E‑commerce managers looking for extra insight into their websites’ performance may be interested to learn of recent developments at Keen IO.
Having scooped a creditable $2.35 million in funding, the company is now offering customers a toolkit that enables reporting through building customized analytics products.
In essence it works like this: Keen IO’s application programming interface (API) provides a range of functions that help developers refine and profile all the disparate information that’s flying round at the backend. Customers can source, store and visualize it in any way they want, which should mean that companies have a degree of extra flexibility that’s difficult to attain with out-of-the-box solutions.
If his recent remark that you “can’t rely on out-of-the-box parts for everything” is anything to go by, co-founder and CEO Kyle Wild obviously thinks so. He went on to outline exactly why: “One of my favorite examples is a smartwatch. Nobody is going to make an out-of-the-box smartwatch analytics product, it’s just too fragmented.”
Very creditable, but e‑commerce analysts with their fingers on the pulse will be wondering exactly how much time and money this approach can save their organization. The answer, according to Wild, is that many customers check in with Keen IO when they are toying with building their own analytics tools, but realize that doing it with Keen’s toolkit is faster – and in the first instance at least – cheaper. Other customers may have pre-built a system but call in Keen when it begins to break down.
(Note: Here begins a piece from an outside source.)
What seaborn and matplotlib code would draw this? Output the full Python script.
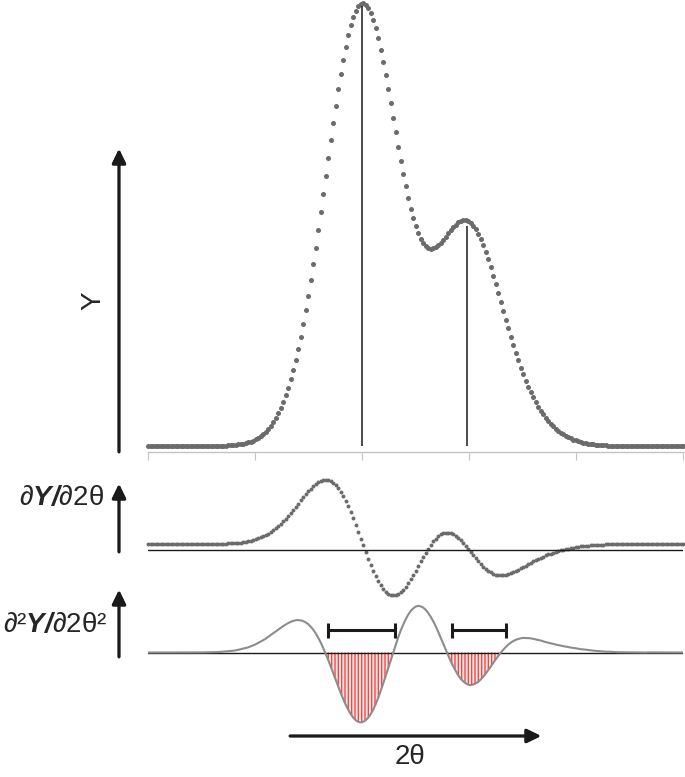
import numpy as np
import pandas as pd
import seaborn as sns
import matplotlib
matplotlib.use("Agg")
import matplotlib.pyplot as plt

# measured profile, one value per 2theta step (arbitrary units)
intensity = [
    0, 0, 0, 0, 0, 0, 0, 0, 0, 0, 0, 0, 0, 0, 0, 0, 0.01, 0.01, 0.01, 0.02,
    0.02, 0.03, 0.04, 0.05, 0.07, 0.09, 0.12, 0.16, 0.21, 0.27, 0.35, 0.45, 0.58, 0.74, 0.95, 1.2, 1.51, 1.89, 2.36, 2.94,
    3.64, 4.48, 5.49, 6.7, 8.13, 9.83, 11.83, 14.17, 16.89, 20.04, 23.68, 27.84, 32.59, 37.96, 44.03, 50.82, 58.4, 66.79, 76.04, 86.17,
    97.2, 109.14, 121.98, 135.7, 150.27, 165.64, 181.74, 198.49, 215.79, 233.51, 251.53, 269.69, 287.83, 305.78, 323.36, 340.38, 356.65, 371.99, 386.21, 399.14,
    410.62, 420.51, 428.69, 435.05, 439.52, 442.05, 442.62, 441.25, 437.98, 432.87, 426.03, 417.58, 407.67, 396.47, 384.18, 371, 357.15, 342.84, 328.3, 313.74,
    299.4, 285.46, 272.13, 259.57, 247.93, 237.34, 227.92, 219.72, 212.81, 207.21, 202.9, 199.86, 198.02, 197.3, 197.58, 198.76, 200.68, 203.2, 206.14, 209.34,
    212.64, 215.87, 218.86, 221.48, 223.59, 225.07, 225.81, 225.75, 224.83, 223.01, 220.27, 216.63, 212.13, 206.79, 200.69, 193.91, 186.52, 178.64, 170.34, 161.75,
    152.96, 144.06, 135.15, 126.31, 117.62, 109.14, 100.94, 93.05, 85.52, 78.36, 71.6, 65.25, 59.3, 53.76, 48.61, 43.85, 39.45, 35.4, 31.69, 28.29,
    25.18, 22.35, 19.77, 17.43, 15.32, 13.41, 11.7, 10.16, 8.79, 7.57, 6.49, 5.53, 4.7, 3.97, 3.33, 2.78, 2.31, 1.91, 1.57, 1.28,
    1.04, 0.84, 0.67, 0.54, 0.42, 0.33, 0.26, 0.2, 0.16, 0.12, 0.09, 0.07, 0.05, 0.04, 0.03, 0.02, 0.02, 0.01, 0.01, 0.01,
    0, 0, 0, 0, 0, 0, 0, 0, 0, 0, 0, 0, 0, 0, 0,
]
peak_positions = [85.6, 127.6]
peak_heights = [440, 220]
bracket_starts = [72, 121.6]
bracket_ends = [98.8, 143.2]
tick_positions = [0, 42.8, 85.6, 128.4, 171.2, 214]

df = pd.DataFrame({"two_theta": np.arange(len(intensity)), "Y": intensity})
# derivative traces, scaled for display
df["dY"] = np.gradient(df["Y"]) * 3.52
df["d2Y"] = np.gradient(np.gradient(df["Y"])) * 35.84

W, H = 685, 777
sns.set_theme(style="white")
plt.rcParams["font.family"] = ["Liberation Sans", "DejaVu Sans"]
plt.rcParams["mathtext.fontset"] = "custom"
plt.rcParams["mathtext.rm"] = "Liberation Sans"
plt.rcParams["mathtext.it"] = "Liberation Sans:italic"
plt.rcParams["mathtext.bf"] = "Liberation Sans:bold:italic"
plt.rcParams["hatch.linewidth"] = 1.0
plt.rcParams["hatch.color"] = "#ee4a44"

fig = plt.figure(figsize=(W / 100, H / 100), dpi=100)


def px_axes(x0, y_top, x1, y_bottom):
    # axes placed by pixel box (origin top-left)
    return fig.add_axes([x0 / W, 1 - y_bottom / H, (x1 - x0) / W, (y_bottom - y_top) / H])


dot = "#6b6b6b"
ax_top = px_axes(148, 4, 683, 446)
ax_mid = px_axes(148, 470, 683, 600)
ax_bot = px_axes(148, 600, 683, 730)

# Y
sns.scatterplot(data=df, x="two_theta", y="Y", ax=ax_top, s=13, color=dot,
                linewidth=0, clip_on=False)
ax_top.vlines(peak_positions, 0, peak_heights, color="k", lw=1.1)
ax_top.set_xlim(0, 214)
ax_top.set_ylim(0, 442)
for s in ["left", "right", "top"]:
    ax_top.spines[s].set_visible(False)
ax_top.spines["bottom"].set_position(("outward", 4.3))
ax_top.spines["bottom"].set_color("#c4c4c4")
ax_top.spines["bottom"].set_linewidth(1)
ax_top.set_xticks(tick_positions)
ax_top.set_yticks([])
ax_top.tick_params(axis="x", bottom=True, direction="out", length=5.8, width=0.8,
                   color="#c4c4c4", labelbottom=False)
ax_top.set_xlabel("")
ax_top.set_ylabel("")

# first derivative
sns.scatterplot(data=df, x="two_theta", y="dY", ax=ax_mid, s=8, color=dot,
                linewidth=0, clip_on=False)
ax_mid.axhline(-6, color="k", lw=1)
ax_mid.set_xlim(0, 214)
ax_mid.set_ylim(-56, 74)
ax_mid.axis("off")

# second derivative, negative parts hatched
ax_bot.fill_between(df["two_theta"], df["d2Y"], 0, where=df["d2Y"] < 0, interpolate=True,
                    facecolor="#fde6e6", edgecolor="#ee4a44", hatch="|||||", linewidth=0)
ax_bot.axhline(0, color="k", lw=1)
sns.lineplot(data=df, x="two_theta", y="d2Y", ax=ax_bot, color="#8c8c8c", lw=1.5)
ax_bot.hlines([22.5] * len(bracket_starts), bracket_starts, bracket_ends, color="k", lw=2.2)
ax_bot.vlines(bracket_starts + bracket_ends, 15, 30, color="k", lw=2.2)
ax_bot.set_xlim(0, 214)
ax_bot.set_ylim(-77.5, 52.5)
ax_bot.axis("off")

arrow = dict(arrowstyle="-|>,head_length=0.86,head_width=0.42", lw=2, color="k",
             shrinkA=0, shrinkB=0, mutation_scale=10)
for (x0, y0), (x1, y1) in [((119, 452), (119, 149)), ((119, 552), (119, 484)),
                           ((119, 657), (119, 590)), ((290, 736), (541, 736))]:
    fig.add_artist(plt.annotate("", xy=(x1, H - y1), xytext=(x0, H - y0),
                                xycoords="figure pixels", textcoords="figure pixels",
                                arrowprops=arrow))

fig.text(93 / W, 1 - 301 / H, "Y", rotation=90, fontsize=20, ha="center", va="center")
fig.text(104 / W, 1 - 498 / H, r"$\mathit{∂}\mathbf{Y/}\mathit{∂}$2θ", fontsize=20,
         ha="right", va="center")
fig.text(108 / W, 1 - 625 / H, r"$\mathit{∂}$²$\mathbf{Y/}\mathit{∂}$2θ²", fontsize=20,
         ha="right", va="center")
fig.text(410 / W, 1 - 757 / H, "2θ", fontsize=20, ha="center", va="center")

fig.savefig("out.png", dpi=100)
To demonstrate the product’s all-round chops, Wild cites the example of tracking conversion funnels. Designed to track the navigation path of users on a website, these are difficult to analyze without the provision of the requisite tools. Using the Keen IO API, developers could create an appropriate funnel using relatively simple code – a boon for web content managers charged with the responsibility of judging the relative effectiveness of different parts of the site.
A beta version of the software was launched in 2012 and the company started to charge customers after only four months in 2013. Subsequent growth has seen it edge closer to profitability in what seems like a very short window. Seed funding was supplied by Amplify Partners and Rincon Venture Partners, with contributions from Pelion Venture Partners, 500 Startups, XG Ventures, Jason Seats and Lauren Siebert.